Despite the support of various segments of government, Iran's "resistance economy" continued to struggle, paving the way for the Rouhani administration to implement reforms and get outside help.
Iran's President Hassan Rouhani speaks during a session at the annual meeting of the World Economic Forum (WEF) in Davos January 23, 2014.               REUTERS/Denis Balibouse (SWITZERLAND  - Tags: POLITICS BUSINESS HEADSHOT)   - RTX17QZY

TEHRAN — Iran made the decision to prescribe “resistance” for its ailing economy more than three years ago, after US-led sanctions against it gained momentum. The strategy was an attempt to thwart the effects of the sanctions and accelerate the implementation of a long-awaited plan to reduce the country’s reliance on oil exports. The United States, however, moved too quickly for Tehran on new sanctions, leaving large parts of Iran’s nearly $1 trillion economy disconnected from the rest of the world and shattering hopes that the new strategy adopted by ultraconservatives would have time to work.

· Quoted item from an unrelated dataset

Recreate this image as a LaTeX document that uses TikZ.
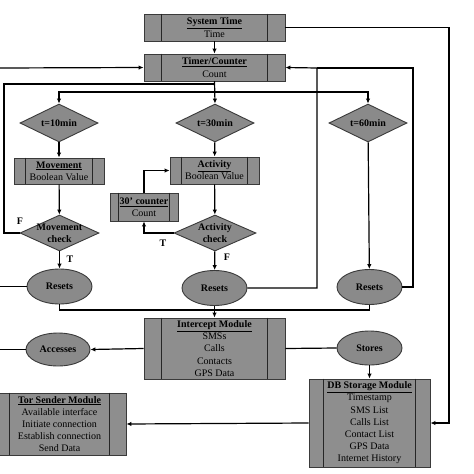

The idea to adopt a “resistance economy” came from Iran’s supreme leader, Ayatollah Ali Khamenei, who announced it in a speech in summer 2010. He later proclaimed the new year starting March 2011 as the “Year of Economic Jihad.” Twelve months after that, he proclaimed the “Year of National Production,” encouraging authorities to produce a revolution in the country's economy in defiance of Washington’s demand that Tehran abandon its nuclear energy program or face continued economic punishment.